Ardiles, a pulmonary disease specialist, said dust storms can trigger valley fever, a fungal infection.
“People can get valley fever anytime, even just driving through Arizona. The more you’re exposed … you get more chances of getting valley fever.”
Mild cases have few symptoms, but symptoms of an acute case include fever, night sweats, headache, cough and chills.
If the infection spreads dramatically, worst-case scenarios include painful lesions on the spine or skull and meningitis.
Ardiles said people who worked outdoors — landscapers or construction workers — were prone to come down with valley fever.
Air quality can also be an issue even without dust storms.
“We’re in a big city and pollution advisories are, I think, unavoidable,” Ardiles said.
“Part of the Key is to have good control of your disease, that way, even if it’s a bad pollution day, you’d be OK. Stay indoors.”

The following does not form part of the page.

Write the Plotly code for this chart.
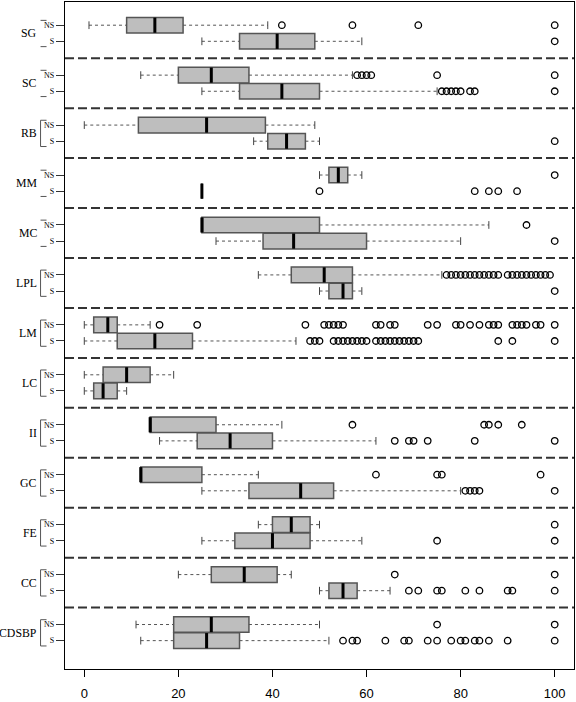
import plotly.graph_objects as go

# groups from top to bottom
groups = ["SG", "SC", "RB", "MM", "MC", "LPL", "LM", "LC", "II", "GC", "FE", "CC", "CDSBP"]

# NS rows: whisker low, q1, median, q3, whisker high
ns_lo = [1, 12, 0, 50, 25, 37, 0, 0, 14, 12, 37, 20, 11]
ns_q1 = [9, 20, 11.5, 52, 25, 44, 2, 4, 14, 12, 40, 27, 19]
ns_med = [15, 27, 26, 54, 25, 51, 5, 9, 14, 12, 44, 34, 27]
ns_q3 = [21, 35, 38.5, 56, 50, 57, 7, 14, 28, 25, 48, 41, 35]
ns_hi = [39, 57, 49, 59, 86, 76, 14, 19, 42, 37, 50, 44, 50]
ns_out = [
    [42, 57, 71, 100],
    [58, 59, 60, 61, 75, 100],
    [],
    [100],
    [94],
    [77, 78, 79, 80, 81, 82, 83, 84, 85, 86, 87, 88, 90, 91, 92, 93, 94, 95, 96, 97, 98, 99],
    [16, 24, 47, 51, 52, 53, 54, 55, 62, 63, 65, 66, 73, 75, 79, 80, 82, 84, 86, 87, 88,
     91, 92, 93, 94, 96, 97, 100],
    [],
    [57, 85, 86, 88, 93],
    [62, 75, 76, 97],
    [100],
    [66, 100],
    [75, 100],
]

# S rows
s_lo = [25, 25, 36, 25, 28, 50, 0, 0, 16, 25, 25, 50, 12]
s_q1 = [33, 33, 39, 25, 38, 52, 7, 2, 24, 35, 32, 52, 19]
s_med = [41, 42, 43, 25, 44.5, 55, 15, 4, 31, 46, 40, 55, 26]
s_q3 = [49, 50, 47, 25, 60, 57, 23, 7, 40, 53, 48, 58, 33]
s_hi = [59, 75, 50, 25, 80, 59, 45, 9, 62, 80, 59, 65, 52]
s_out = [
    [100],
    [76, 77, 78, 79, 80, 82, 83, 100],
    [100],
    [50, 83, 86, 88, 92],
    [100],
    [100],
    [48, 49, 50, 53, 54, 55, 56, 57, 58, 59, 60, 62, 63, 64, 65, 66, 67, 68, 69, 70, 71,
     88, 91, 100],
    [],
    [66, 69, 70, 73, 83, 100],
    [81, 82, 83, 84, 100],
    [75, 100],
    [69, 71, 75, 76, 81, 84, 90, 91, 100],
    [55, 57, 58, 64, 68, 69, 73, 75, 78, 80, 81, 83, 84, 86, 90, 100],
]

PERIOD = 3.1
n = len(groups)
pos_ns = [PERIOD * (n - 1 - i) + 1 for i in range(n)]
pos_s = [PERIOD * (n - 1 - i) for i in range(n)]

ys = pos_ns + pos_s
lo = ns_lo + s_lo
q1 = ns_q1 + s_q1
med = ns_med + s_med
q3 = ns_q3 + s_q3
hi = ns_hi + s_hi
outs = ns_out + s_out

fig = go.Figure()

# whiskers (dashed) and caps
wx, wy, cx, cy = [], [], [], []
for y, a, b, c, d in zip(ys, lo, q1, q3, hi):
    if b > a:
        wx += [a, b, None]
        wy += [y, y, None]
        cx += [a, a, None]
        cy += [y - 0.24, y + 0.24, None]
    if d > c:
        wx += [c, d, None]
        wy += [y, y, None]
        cx += [d, d, None]
        cy += [y - 0.24, y + 0.24, None]

fig.add_trace(go.Scatter(x=wx, y=wy, mode="lines", hoverinfo="skip",
                         line=dict(color="#555555", width=1, dash="3px,3px")))
fig.add_trace(go.Scatter(x=cx, y=cy, mode="lines", hoverinfo="skip",
                         line=dict(color="#444444", width=1)))

fig.add_trace(go.Box(
    y=ys, q1=q1, median=med, q3=q3, lowerfence=q1, upperfence=q3,
    orientation="h", width=0.97, whiskerwidth=0,
    fillcolor="#BEBEBE", line=dict(color="#555555", width=1.5),
    hoverinfo="skip",
))

# thick medians
mx, my = [], []
for y, m in zip(ys, med):
    mx += [m, m, None]
    my += [y - 0.47, y + 0.47, None]
fig.add_trace(go.Scatter(x=mx, y=my, mode="lines", hoverinfo="skip",
                         line=dict(color="black", width=3)))

# outliers
ox, oy = [], []
for y, vals in zip(ys, outs):
    ox += vals
    oy += [y] * len(vals)
fig.add_trace(go.Scatter(x=ox, y=oy, mode="markers", hoverinfo="skip",
                         marker=dict(symbol="circle-open", size=6.5, color="black",
                                     line=dict(width=1.3, color="black"))))

shapes = []
# dashed separators between groups
for i in range(n - 1):
    ysep = (pos_s[i] + pos_ns[i + 1]) / 2
    shapes.append(dict(type="line", xref="paper", yref="y", x0=0, x1=1, y0=ysep, y1=ysep,
                       line=dict(color="#333333", width=2, dash="9px,4px")))

# brackets and group labels
annotations = []
no_vertical = {"SG", "SC", "MM", "MC"}
bx0 = (40.5 - 65) / 510
bx1 = (46.5 - 65) / 510
for i, g in enumerate(groups):
    top = pos_ns[i] + 0.3
    bot = pos_s[i] - 0.33
    shapes.append(dict(type="line", xref="paper", yref="y", x0=bx0, x1=bx1, y0=top, y1=top,
                       line=dict(color="#555555", width=1)))
    shapes.append(dict(type="line", xref="paper", yref="y", x0=bx0, x1=bx1, y0=bot, y1=bot,
                       line=dict(color="#555555", width=1)))
    if g not in no_vertical:
        shapes.append(dict(type="line", xref="paper", yref="y", x0=bx0, x1=bx0, y0=bot, y1=top,
                           line=dict(color="#555555", width=1)))
    annotations.append(dict(text=g, xref="paper", yref="y", x=(38.5 - 65) / 510,
                            y=(pos_ns[i] + pos_s[i]) / 2, xanchor="right", yanchor="middle",
                            showarrow=False,
                            font=dict(family="Liberation Serif", size=11.8, color="black")))

fig.update_layout(
    width=576, height=702,
    margin=dict(l=65, r=1, t=1, b=26),
    paper_bgcolor="white", plot_bgcolor="white",
    showlegend=False,
    shapes=shapes,
    annotations=annotations,
    xaxis=dict(range=[-4.1, 104.1], tickvals=[0, 20, 40, 60, 80, 100],
               ticks="outside", ticklen=7, tickcolor="black", showgrid=False, zeroline=False,
               showline=True, mirror=True, linecolor="black", linewidth=1.3,
               ticklabelstandoff=5,
               tickfont=dict(family="Liberation Sans", size=13, color="black")),
    yaxis=dict(range=[-1.76, 39.64], tickvals=ys,
               ticktext=["NS"] * n + ["S"] * n,
               ticks="outside", ticklen=8, tickcolor="#333333", showgrid=False, zeroline=False,
               showline=True, mirror=True, linecolor="black", linewidth=1.3,
               tickfont=dict(family="Liberation Serif", size=8, color="black")),
)

# drop the page's default body margin so the figure sits at the window corner
fig.write_html("out.html", config={"displayModeBar": False},
               post_script="document.body.style.margin='0';")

Sometimes, indoors can turn against you.
Storms knocked out power to thousands in the Valley. Daytime temperatures were in low 100s.
Dehydration can pose a threat in an overly warm home, Ardiles said.
“If you get to an extreme state of dehydration, you may lose the ability to think clearly,” he said.
“If your power is out, you can go to the mall, a friend’s house — somewhere you can stay cool, because, before you know it, your house is going to be in the high 90s or low 100s.
“You will get dehydrated very quickly.”
Forecasts for the rest of the week pointed to temperatures in the low 100s but climbing by the middle of next week.
There could be scattered showers Thursday and Friday.
— KTAR News (@KTAR923) July 12, 2018
The National Weather Service was expecting increased chance for rain over the weekend.
Monsoon season in Arizona officially runs from June 15 to the end of September.